Sen. Sampson, Joe Markley take campaign finance case to CT Supreme Court [CT Inside Investigator]

July 6, 2022

Article as it appears in the CT Inside Investigator:


Sen. Rob Sampson and former Sen. Joe Markley are taking their case against the State Election Enforcement Commission to the Connecticut Supreme Court.


The case, which dates back to 2014, involves the use of state funds for election campaigns, known as the Citizens Election Program. A complaint against Sampson and Markley to the SEEC alleged Sampson and Markley were using Gov. Dannel Malloy’s policy record for campaign communications despite Citizen Election Program only allowing candidates to use the funds for their own election.


Markley and Sampson argued to the SEEC that their roles in the General Assembly were a check on the governor’s powers and was therefore related to their election campaigns.

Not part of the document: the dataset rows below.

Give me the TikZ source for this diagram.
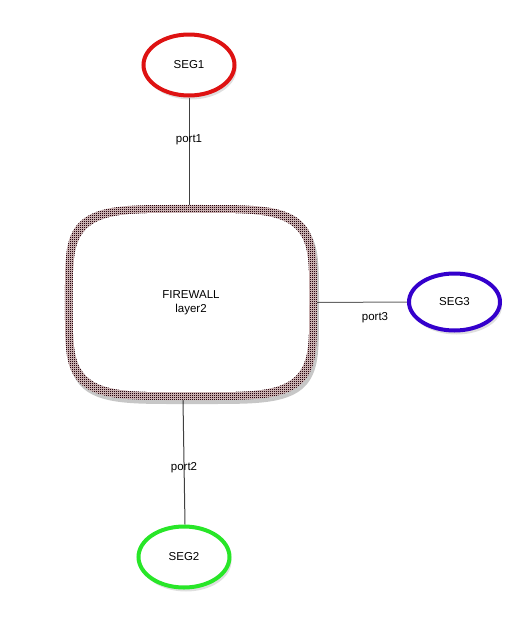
\documentclass[tikz,border=0pt]{standalone}
\usepackage{fontspec}
\setmainfont{Liberation Sans}
\usetikzlibrary{shapes.geometric,shadows,patterns,backgrounds}
\pgfdeclarepatternformonly{fwdots}{\pgfpointorigin}{\pgfpoint{2pt}{2pt}}{\pgfpoint{2pt}{2pt}}{%
  \pgfpathrectangle{\pgfpointorigin}{\pgfpoint{1.3pt}{1.3pt}}\pgfusepath{fill}}
\definecolor{segred}{RGB}{222,18,18}
\definecolor{seggreen}{RGB}{40,230,40}
\definecolor{segblue}{RGB}{52,0,204}
\definecolor{dotcol}{RGB}{40,5,15}
\definecolor{bandbg}{RGB}{200,175,175}
\tikzset{
  seg/.style={ellipse, line width=4pt, fill=white, minimum width=91pt, minimum height=61pt,
    inner sep=0pt, font=\fontsize{11.5}{13}\selectfont,
    drop shadow={opacity=0.25, shadow xshift=2pt, shadow yshift=-4pt}},
  conn/.style={draw=black!75, line width=1pt},
  lbl/.style={font=\fontsize{11.5}{13}\selectfont, inner sep=1pt},
}
\begin{document}
\begin{tikzpicture}[x=1pt,y=-1pt]
\useasboundingbox (0,0) rectangle (511,622);
% firewall shape (superellipse)
\def\fwx{191}\def\fwy{302.5}\def\fwe{0.45}
\fill[black, opacity=0.22] plot[domain=0:360, samples=180, smooth cycle]
  ({\fwx+2+126*sign(cos(\x))*pow(abs(cos(\x)),\fwe)}, {\fwy+4+97.5*sign(sin(\x))*pow(abs(sin(\x)),\fwe)});
\fill[bandbg] plot[domain=0:360, samples=180, smooth cycle]
  ({\fwx+126*sign(cos(\x))*pow(abs(cos(\x)),\fwe)}, {\fwy+97.5*sign(sin(\x))*pow(abs(sin(\x)),\fwe)});
\fill[pattern=fwdots, pattern color=dotcol] plot[domain=0:360, samples=180, smooth cycle]
  ({\fwx+126*sign(cos(\x))*pow(abs(cos(\x)),\fwe)}, {\fwy+97.5*sign(sin(\x))*pow(abs(sin(\x)),\fwe)});
\fill[white] plot[domain=0:360, samples=180, smooth cycle]
  ({\fwx+118*sign(cos(\x))*pow(abs(cos(\x)),\fwe)}, {\fwy+89.5*sign(sin(\x))*pow(abs(sin(\x)),\fwe)});
\node[minimum width=252pt, minimum height=195pt, inner sep=0pt, align=center,
  font=\fontsize{11.5}{13.5}\selectfont] (fw) at (\fwx,\fwy) {FIREWALL\\layer2};
% segments
\node[seg, draw=segred] (seg1) at (189,65) {SEG1};
\node[seg, draw=seggreen] (seg2) at (184,557) {SEG2};
\node[seg, draw=segblue, minimum height=57pt] (seg3) at (454.5,302) {SEG3};
% connectors
\begin{scope}[on background layer]
\draw[conn] (seg1.south) -- (seg1.south |- fw.north);
\draw[conn] ([xshift=-8pt]fw.south) -- ([xshift=1pt]seg2.north);
\draw[conn, draw=black!60] (fw.east) -- (seg3.west);
\end{scope}
\node[lbl] (p1) at (189,140) {port1};
\node[lbl] (p2) at (184,468) {port2};
\node[lbl] (p3) at (375,318) {port3};
\end{tikzpicture}
\end{document}
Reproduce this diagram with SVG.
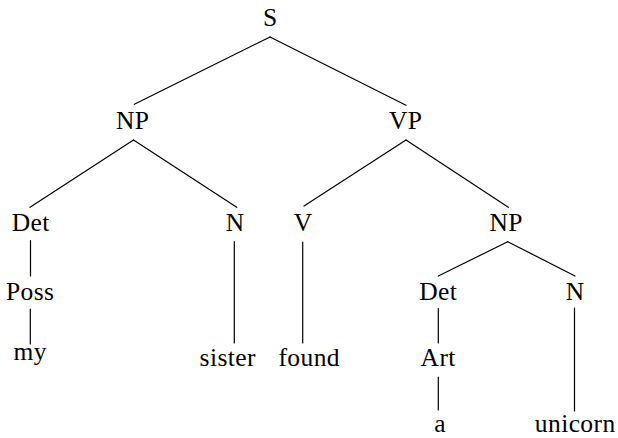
<svg xmlns="http://www.w3.org/2000/svg" width="618" height="438" viewBox="0 0 618 438">
<style>
text{font-family:"Liberation Serif","Times New Roman",serif;font-size:25.5px;letter-spacing:0.4px;fill:#000;text-anchor:middle}
#edges line{stroke:#000;stroke-width:1.2;stroke-linecap:round}
</style>
<rect width="618" height="438" fill="#fff"/>
<g id="edges">
<line x1="270" y1="37" x2="134.3" y2="104.3"/>
<line x1="270" y1="37" x2="406" y2="105.3"/>
<line x1="133.5" y1="140" x2="30" y2="207.3"/>
<line x1="133.5" y1="140" x2="236.7" y2="207.3"/>
<line x1="406" y1="140" x2="304" y2="206"/>
<line x1="406" y1="140" x2="508.3" y2="207.3"/>
<line x1="30.5" y1="240.7" x2="30.5" y2="276"/>
<line x1="30.3" y1="309" x2="30.3" y2="344"/>
<line x1="234.3" y1="241.7" x2="234.3" y2="343"/>
<line x1="302.7" y1="242" x2="302.7" y2="343"/>
<line x1="507.7" y1="241.7" x2="438.3" y2="276"/>
<line x1="507.7" y1="241.7" x2="575" y2="276"/>
<line x1="438.3" y1="308.5" x2="438.3" y2="343"/>
<line x1="438.3" y1="377" x2="438.3" y2="410"/>
<line x1="574.5" y1="308" x2="574.5" y2="411"/>
</g>
<g id="S"><text x="270.2" y="26">S</text></g>
<g id="NP1"><text x="132.7" y="128.5">NP</text></g>
<g id="VP"><text x="405.7" y="128.5">VP</text></g>
<g id="Det1"><text x="30.7" y="231">Det</text></g>
<g id="N1"><text x="235.2" y="231">N</text></g>
<g id="V"><text x="303.2" y="231">V</text></g>
<g id="NP2"><text x="506.2" y="231">NP</text></g>
<g id="Poss"><text x="30.2" y="299.5">Poss</text></g>
<g id="Det2"><text x="438.2" y="299.5">Det</text></g>
<g id="N2"><text x="575.2" y="299.5">N</text></g>
<g id="my"><text x="30.2" y="360">my</text></g>
<g id="sister"><text x="227.7" y="366">sister</text></g>
<g id="found"><text x="309.2" y="366">found</text></g>
<g id="Art"><text x="438.2" y="365.5">Art</text></g>
<g id="a"><text x="440.2" y="432">a</text></g>
<g id="unicorn"><text x="575.2" y="432">unicorn</text></g>
</svg>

At the time, Malloy was running against Republican gubernatorial nominee Tom Foley. The SEEC found the campaign communications improperly opposed Malloy, rather than either Sampson or Markley’s opponents, and issued fines of $2,000 and $5,000 in 2018.

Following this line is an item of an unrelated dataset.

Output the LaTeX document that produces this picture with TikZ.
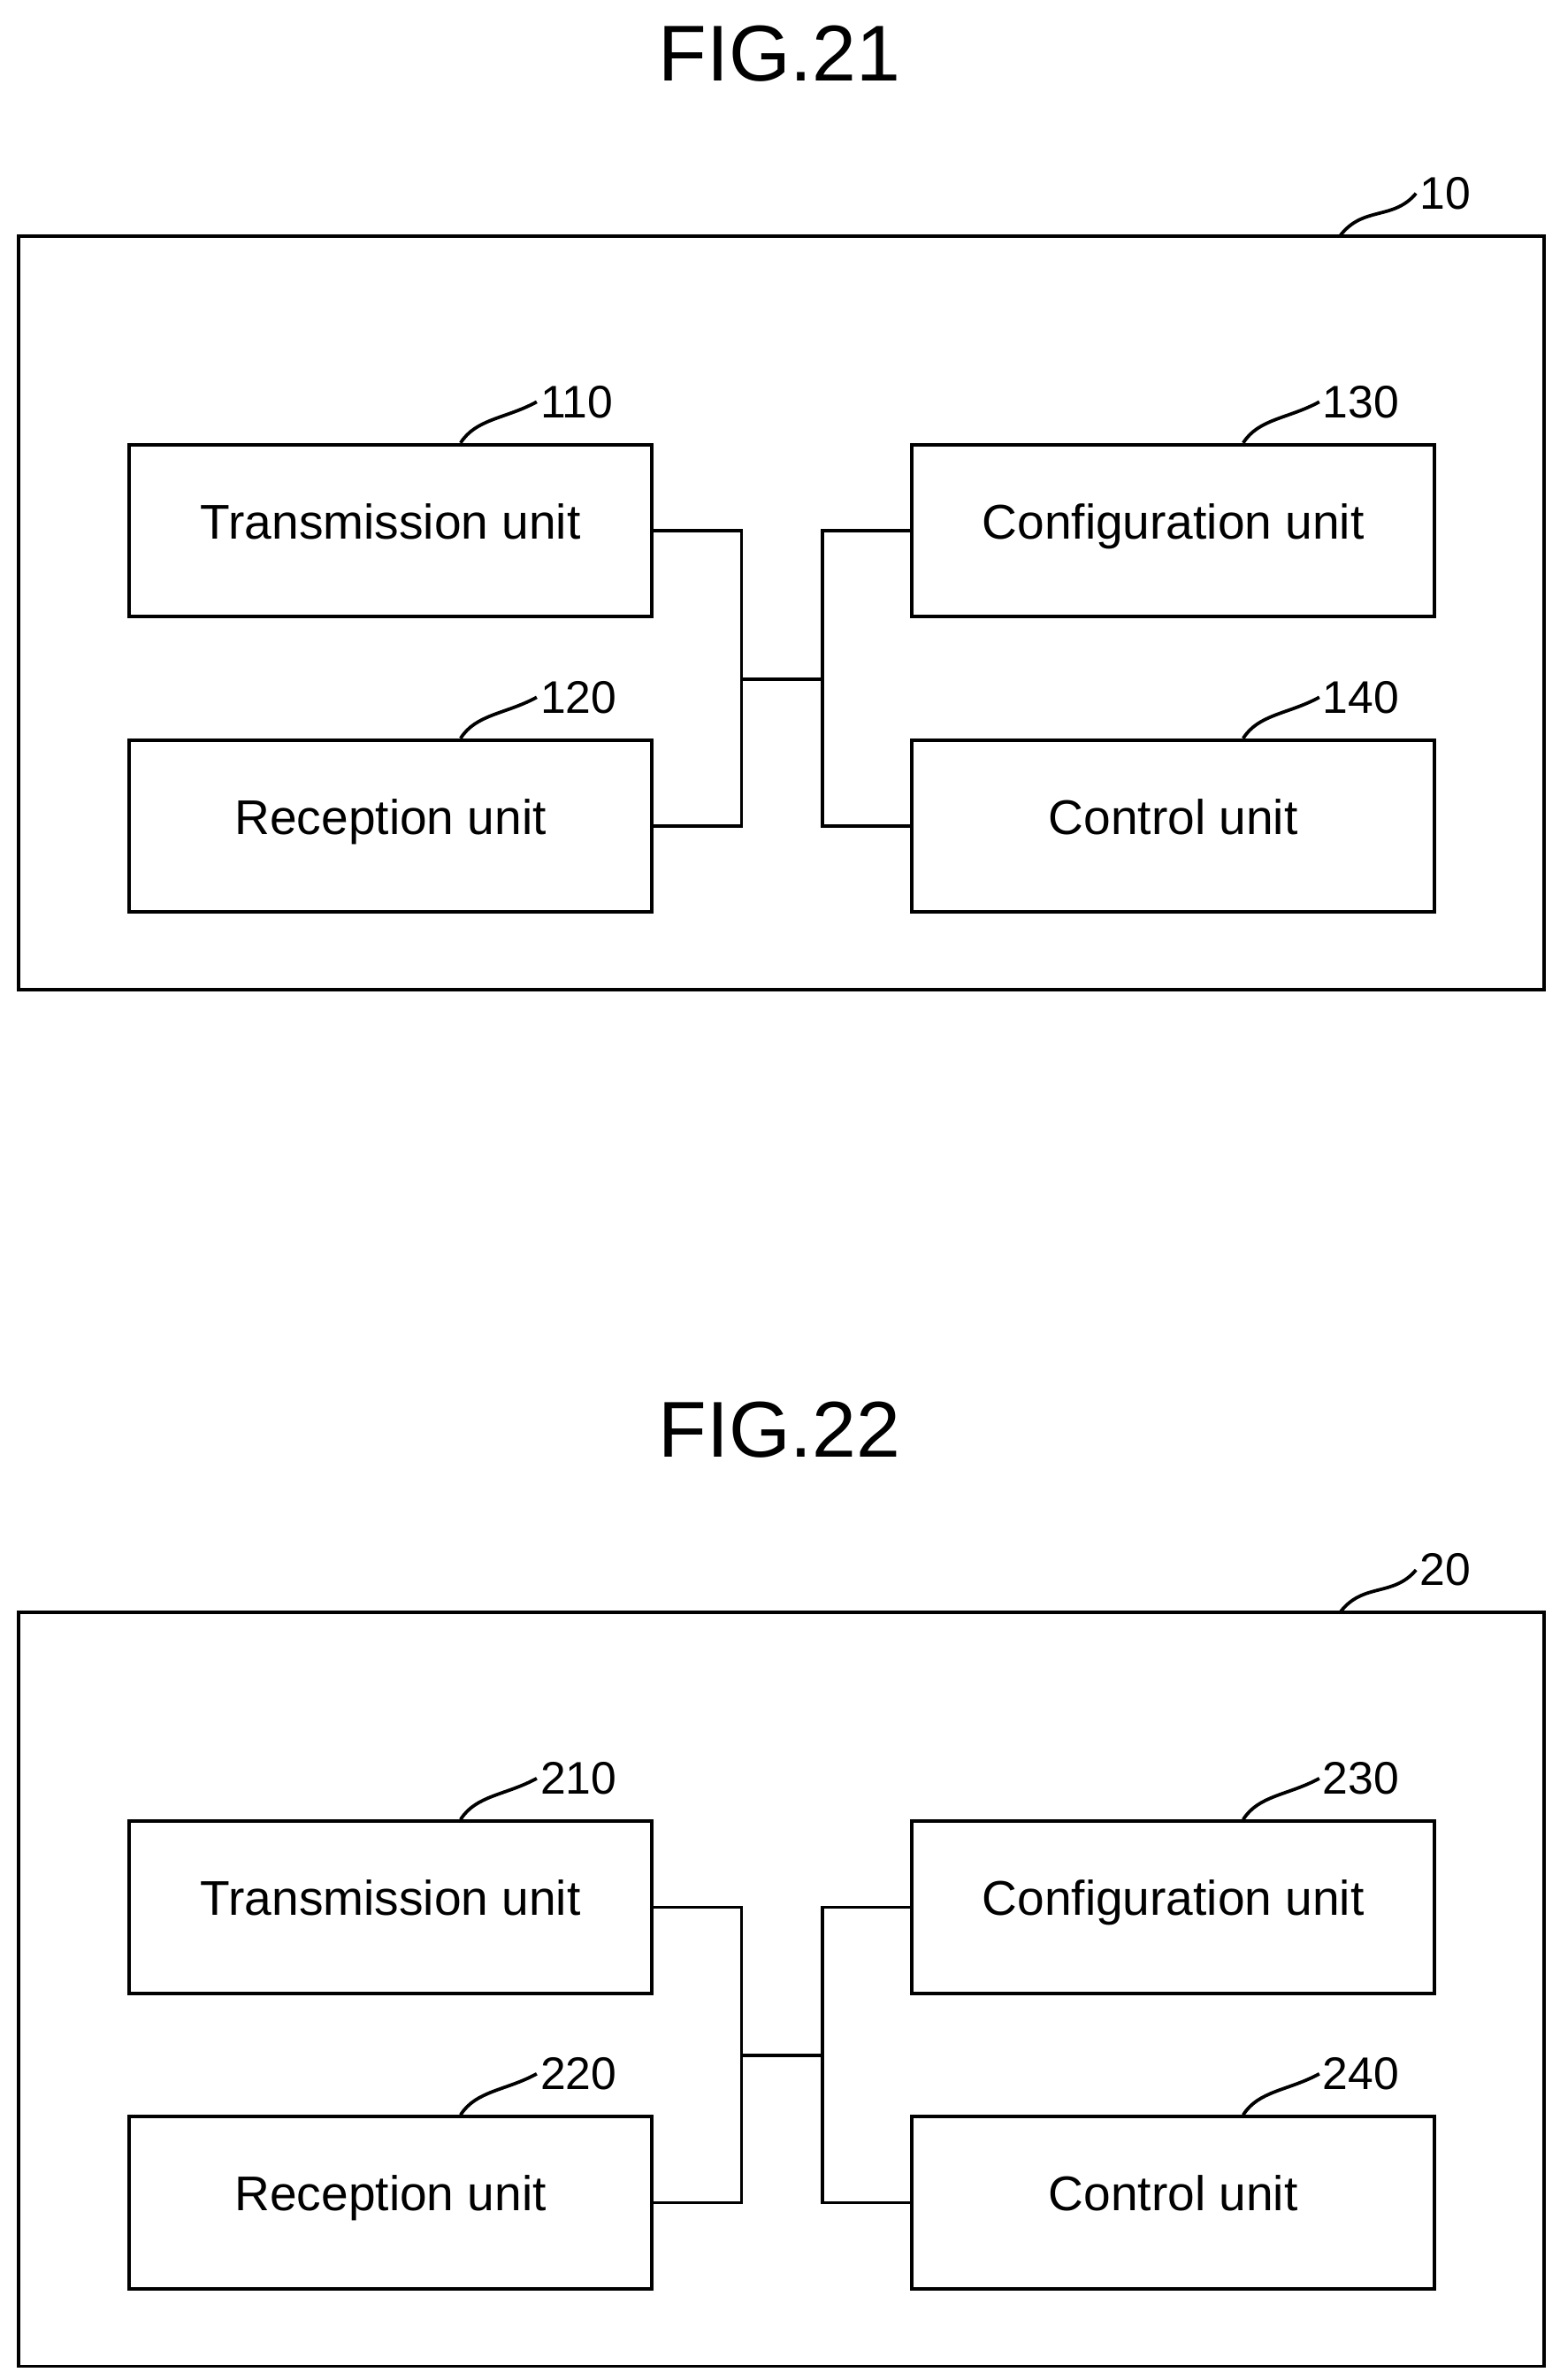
\documentclass[tikz,border=0pt]{standalone}
\usepackage{fontspec}
\setmainfont{Liberation Sans}
\begin{document}
\begin{tikzpicture}[x=0.5pt,y=-0.5pt,
  unit/.style={draw,line width=1.1pt,minimum width=171.5pt,minimum height=56.5pt,font=\fontsize{16}{18}\selectfont,inner sep=0pt,text height=0.75em,text depth=0.22em},
  outer/.style={draw,line width=1.1pt},
  wire/.style={line width=1.1pt},
  lbl/.style={font=\fontsize{15}{17}\selectfont,anchor=west,inner sep=1pt},
  title/.style={font=\fontsize{26}{30}\selectfont}]
\useasboundingbox (0,0) rectangle (1024,1563);
\foreach \dy/\a/\b/\c/\d/\o/\f in {0/110/120/130/140/10/21, 904/210/220/230/240/20/22}{
  \begin{scope}[yshift=-\dy*0.5pt]
  \node[title] (t\f) at (512,35) {FIG.\f};
  \draw[outer] (12,155) rectangle (1014,650);
  \coordinate (o\o) at (880,155);
  \node[lbl] (n\o) at (930,127) {\o};
  \draw[wire] (o\o) .. controls (895,135) and (915,145) .. (n\o.west);
  \node[unit] (u\a) at (256.5,348.5) {Transmission unit};
  \node[unit] (u\b) at (256.5,542.5) {Reception unit};
  \node[unit] (u\c) at (770.5,348.5) {Configuration unit};
  \node[unit] (u\d) at (770.5,542.5) {Control unit};
  \foreach \u in {\a,\b,\c,\d}{
    \node[lbl] (n\u) at ([xshift=48pt,yshift=13.5pt]u\u.north) {\u};
    \draw[wire] ([xshift=23pt]u\u.north) .. controls ([xshift=28pt,yshift=8pt]u\u.north) and ([xshift=38pt,yshift=8pt]u\u.north) .. (n\u.west);
  }
  \coordinate (l) at (487,446);
  \coordinate (r) at (540,446);
  \draw[wire] (u\a.east) -| (l) |- (u\b.east);
  \draw[wire] (u\c.west) -| (r) |- (u\d.west);
  \draw[wire] (l) -- (r);
  \end{scope}
}
\end{tikzpicture}
\end{document}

Markley and Sampson, represented by attorney and State Representative Doug Dubitsky, R-Chaplin, and the Institute for Free Speech, a Virginia-based legal foundation, took the matter to court, arguing a violation of their free speech rights.


According to the 2018 court complaint, Sampson and Markley “claim that voluntarily entering into the Citizens Election Program does not cause them to forfeit their right to exercise these constitutional rights,” and that the SEEC’s decision “was arbitrary and capricious in its application of state election laws to chill free political speech.”


Their case was dismissed in 2018 when Judge Trial Referee Joseph M. Shortall found Markley and Sampson had not exhausted their administrative remedies in a timely fashion, but that decision was reversed by the State Supreme Court in 2021, allowing their case to continue.


Shortall, ultimately sided with the SEEC, affirming the watchdog agency’s decision, but the case is now headed to the state’s highest court for a decision, which will ultimately test the limitations of Connecticut’s public campaign finance program.


“I’m thrilled to find out that after eight years of limbo, Sen. Markley and I will finally have our day in court,” Sen. Rob Sampson commented. “Back in 2014 when this abuse of administrative authority occurred, the SEEC offered us as opportunity to settle without any fines, but we felt so strongly that a policy that so improperly interferes with the first amendment rights of political candidates simply could not stand. So, we took it upon ourselves to be the voice of protecting constitutional principles when it comes to freedom of speech in political campaigns.”


Reached for comment, Markley said the court case is “a matter of principle,” and likened the case to a congressional candidate not being allowed to reference Donald Trump in their campaign ads.


“It’s absurd to say that talking about the incumbent governor and one’s attitudes toward the policies of the incumbent governor are not germaine to a political campaign,” Markley said, adding they had used similar language during their 2012 campaign without incident.


The SEEC issued an advisory opinion in October of 2014, building upon a 2011 declaratory decision, clarifying that, for example, a state senate candidate could not use public campaign funds to disparage a gubernatorial candidate. Markley says the fact that the SEEC had to issue this advisory opinion shows the language of the law was unclear.


“The fact of receiving public financing makes no difference in our right to express our opinions about executive branch leadership and their policies,” Markley said. “We don’t think we were wrong, and we continue to not think we’re wrong.”


“I believe the law is clear and we will both win our case and set a strong precedent protecting political speech in the way that was originally intended,” Sampson said.